= Ken Morse =

British rostrum camera operator

Ken Morse (born c. 1944) is a British rostrum camera operator who has provided visual effects to BBC television programmes over several decades.

Ken Morse worked as a cinema projectionist from the age of 12 for about 10 years.

Morse joined the film industry in the 1960s, working originally in stop motion animation before moving to the rostrum camera. The British Academy (BAFTA) presented him with a Lifetime Achievement award to recognise his contributions to the industry over nearly forty years. He is based in Shepherd's Bush, London, England.

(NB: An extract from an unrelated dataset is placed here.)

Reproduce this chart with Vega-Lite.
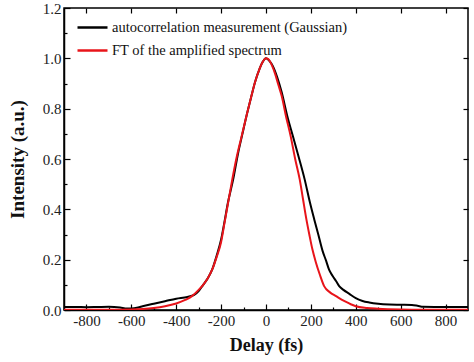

Morse has been mentioned in several British sketch shows: The Fast Show listed his name in a spoof set of credits; and Big Train included a sketch about a rostrum cameraman driven mad by always being overshadowed by Ken Morse. The one-off comedy special Clinton: His Struggle with Dirt (produced by Armando Iannucci) credited 'Rostrum Camera' to "Not Ken Morse". He was also credited for 'Rostrum Camera' in the spoof credits for The Diary of Anne Frank, a sketch in the first series of Monkey Dust. At one stage the credit "Rostrum Cameraman, Ken Morse," was even used on the spoken credits of the popular satirical BBC Radio show Week Ending.